In this case the planners agreed that the restoration will bring many positive benefits and that "very special circumstances" exist to warrant the grant of planning permission for this development in the Green Belt in this instance.

The plans envisage a worst case of five to six HGV arrivals per hour (or ten to 12 HGV movements) whilst material is being imported. The planners state that this is "very similar to the traffic movements generated by the colliery when it was operational."

Conditions on the planning permission mean that the importation of materials shall only be delivered between the hours of 0700-1900 Mondays to Fridays and 0700-1300 on Saturdays with no operations on Sundays and Bank Holidays.

Measures to improve visibility in both directions out of the site access to the A631 (Tickhill Road) will also need to be approved and carried out.

Rothbiz has previously reported on Hargreaves plc identifying the industrial area of the Maltby site for development.

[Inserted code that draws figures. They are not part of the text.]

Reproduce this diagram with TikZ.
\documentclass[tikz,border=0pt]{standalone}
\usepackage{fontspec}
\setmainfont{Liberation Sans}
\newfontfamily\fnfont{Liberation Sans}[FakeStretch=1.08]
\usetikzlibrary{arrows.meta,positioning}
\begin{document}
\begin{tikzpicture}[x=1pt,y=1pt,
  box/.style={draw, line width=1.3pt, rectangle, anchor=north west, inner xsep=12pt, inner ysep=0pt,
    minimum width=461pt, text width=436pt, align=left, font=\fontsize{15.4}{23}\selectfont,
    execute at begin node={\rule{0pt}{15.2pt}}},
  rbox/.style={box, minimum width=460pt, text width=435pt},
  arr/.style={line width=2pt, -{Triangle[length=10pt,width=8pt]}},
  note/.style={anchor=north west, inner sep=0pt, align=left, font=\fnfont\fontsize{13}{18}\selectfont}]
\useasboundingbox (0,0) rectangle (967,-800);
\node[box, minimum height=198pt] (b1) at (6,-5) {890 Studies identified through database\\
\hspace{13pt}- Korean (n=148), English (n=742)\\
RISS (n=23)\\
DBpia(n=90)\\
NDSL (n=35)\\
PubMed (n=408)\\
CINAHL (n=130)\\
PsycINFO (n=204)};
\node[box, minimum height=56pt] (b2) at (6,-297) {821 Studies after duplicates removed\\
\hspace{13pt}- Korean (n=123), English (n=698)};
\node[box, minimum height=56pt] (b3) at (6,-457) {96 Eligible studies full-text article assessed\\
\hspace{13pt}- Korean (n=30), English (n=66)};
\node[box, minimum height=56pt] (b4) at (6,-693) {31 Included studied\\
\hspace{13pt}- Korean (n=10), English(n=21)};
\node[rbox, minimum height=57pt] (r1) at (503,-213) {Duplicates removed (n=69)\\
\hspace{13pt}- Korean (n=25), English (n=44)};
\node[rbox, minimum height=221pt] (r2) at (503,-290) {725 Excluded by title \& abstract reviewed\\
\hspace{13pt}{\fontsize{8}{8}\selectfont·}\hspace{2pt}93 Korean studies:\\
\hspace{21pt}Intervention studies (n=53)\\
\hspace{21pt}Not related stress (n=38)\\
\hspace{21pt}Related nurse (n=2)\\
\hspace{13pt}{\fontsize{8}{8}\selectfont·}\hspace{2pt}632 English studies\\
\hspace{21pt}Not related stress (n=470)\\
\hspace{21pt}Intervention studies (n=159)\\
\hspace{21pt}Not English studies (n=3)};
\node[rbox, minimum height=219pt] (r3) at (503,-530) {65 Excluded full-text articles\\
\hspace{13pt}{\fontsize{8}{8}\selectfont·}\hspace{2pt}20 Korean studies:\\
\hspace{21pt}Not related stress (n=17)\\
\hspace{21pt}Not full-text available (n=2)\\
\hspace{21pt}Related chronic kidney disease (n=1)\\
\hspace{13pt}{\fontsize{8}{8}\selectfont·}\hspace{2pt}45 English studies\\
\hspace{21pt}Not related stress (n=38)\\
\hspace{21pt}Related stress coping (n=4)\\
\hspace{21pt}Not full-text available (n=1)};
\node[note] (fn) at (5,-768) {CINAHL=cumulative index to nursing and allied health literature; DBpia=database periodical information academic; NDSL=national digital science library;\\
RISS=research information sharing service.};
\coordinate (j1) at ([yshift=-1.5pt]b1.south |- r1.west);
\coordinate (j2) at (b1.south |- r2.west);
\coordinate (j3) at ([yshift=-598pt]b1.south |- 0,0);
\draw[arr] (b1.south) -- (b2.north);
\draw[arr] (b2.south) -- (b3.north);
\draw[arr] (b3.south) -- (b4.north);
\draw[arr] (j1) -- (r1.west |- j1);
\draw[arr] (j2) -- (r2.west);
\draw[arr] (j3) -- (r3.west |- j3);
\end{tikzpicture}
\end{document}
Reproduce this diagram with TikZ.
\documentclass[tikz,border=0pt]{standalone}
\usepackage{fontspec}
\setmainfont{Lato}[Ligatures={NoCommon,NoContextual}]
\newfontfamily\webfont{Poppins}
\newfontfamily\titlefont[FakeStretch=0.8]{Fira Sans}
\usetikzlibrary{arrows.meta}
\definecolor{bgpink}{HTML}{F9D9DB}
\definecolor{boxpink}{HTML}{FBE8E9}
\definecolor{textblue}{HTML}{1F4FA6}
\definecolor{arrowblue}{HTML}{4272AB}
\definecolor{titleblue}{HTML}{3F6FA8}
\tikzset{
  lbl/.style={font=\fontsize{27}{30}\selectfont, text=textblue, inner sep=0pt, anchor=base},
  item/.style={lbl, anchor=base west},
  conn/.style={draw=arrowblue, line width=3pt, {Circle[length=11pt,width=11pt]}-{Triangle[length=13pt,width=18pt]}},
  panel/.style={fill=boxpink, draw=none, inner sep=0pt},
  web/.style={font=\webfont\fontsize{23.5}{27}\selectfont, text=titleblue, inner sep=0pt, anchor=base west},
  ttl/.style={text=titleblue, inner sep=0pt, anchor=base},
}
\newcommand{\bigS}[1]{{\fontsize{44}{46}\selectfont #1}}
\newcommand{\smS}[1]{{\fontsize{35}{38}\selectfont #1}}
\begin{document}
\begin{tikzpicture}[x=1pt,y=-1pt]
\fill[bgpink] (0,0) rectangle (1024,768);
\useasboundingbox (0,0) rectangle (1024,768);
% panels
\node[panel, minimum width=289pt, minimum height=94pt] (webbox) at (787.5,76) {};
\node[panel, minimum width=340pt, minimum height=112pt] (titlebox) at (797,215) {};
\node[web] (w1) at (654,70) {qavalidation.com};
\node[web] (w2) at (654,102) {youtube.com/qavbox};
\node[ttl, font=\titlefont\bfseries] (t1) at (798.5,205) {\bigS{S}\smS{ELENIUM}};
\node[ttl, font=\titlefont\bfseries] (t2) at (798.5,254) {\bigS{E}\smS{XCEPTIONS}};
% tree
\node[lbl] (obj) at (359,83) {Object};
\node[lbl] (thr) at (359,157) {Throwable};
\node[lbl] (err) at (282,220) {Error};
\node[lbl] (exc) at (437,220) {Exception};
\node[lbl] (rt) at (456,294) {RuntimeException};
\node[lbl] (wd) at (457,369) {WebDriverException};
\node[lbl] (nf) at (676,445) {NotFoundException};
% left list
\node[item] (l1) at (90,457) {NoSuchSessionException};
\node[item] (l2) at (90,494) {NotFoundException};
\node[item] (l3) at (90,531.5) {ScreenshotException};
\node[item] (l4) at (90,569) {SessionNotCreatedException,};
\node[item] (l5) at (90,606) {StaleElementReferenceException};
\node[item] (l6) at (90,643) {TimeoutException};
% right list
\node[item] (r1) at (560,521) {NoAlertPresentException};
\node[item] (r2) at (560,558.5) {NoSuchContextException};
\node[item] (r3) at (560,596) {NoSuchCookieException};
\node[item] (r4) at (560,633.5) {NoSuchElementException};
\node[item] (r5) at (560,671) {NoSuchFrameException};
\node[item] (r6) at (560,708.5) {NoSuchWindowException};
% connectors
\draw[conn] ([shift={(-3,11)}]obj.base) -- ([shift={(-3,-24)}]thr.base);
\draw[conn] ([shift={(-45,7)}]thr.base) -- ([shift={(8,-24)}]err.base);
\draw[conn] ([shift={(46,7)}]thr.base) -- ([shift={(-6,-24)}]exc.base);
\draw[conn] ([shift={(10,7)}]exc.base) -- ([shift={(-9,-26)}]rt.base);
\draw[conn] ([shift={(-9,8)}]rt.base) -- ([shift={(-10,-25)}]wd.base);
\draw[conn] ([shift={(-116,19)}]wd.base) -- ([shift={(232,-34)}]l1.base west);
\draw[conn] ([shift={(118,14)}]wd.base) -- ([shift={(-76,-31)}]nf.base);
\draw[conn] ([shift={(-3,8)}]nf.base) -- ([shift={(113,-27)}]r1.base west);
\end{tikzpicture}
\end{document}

Through the local plan hearings, the company has suggested that land at Maltby could be suitable for lower density uses, "including potential use by an aggregates business, construction firm or other larger scale occupiers."

With rail infrastructure on site, representations for Hargreaves add that it "is likely to help to attract interest for waste (including reverse logistics and recycling facilities), energy, industrial or other "bad neighbour" type uses from a wider catchment."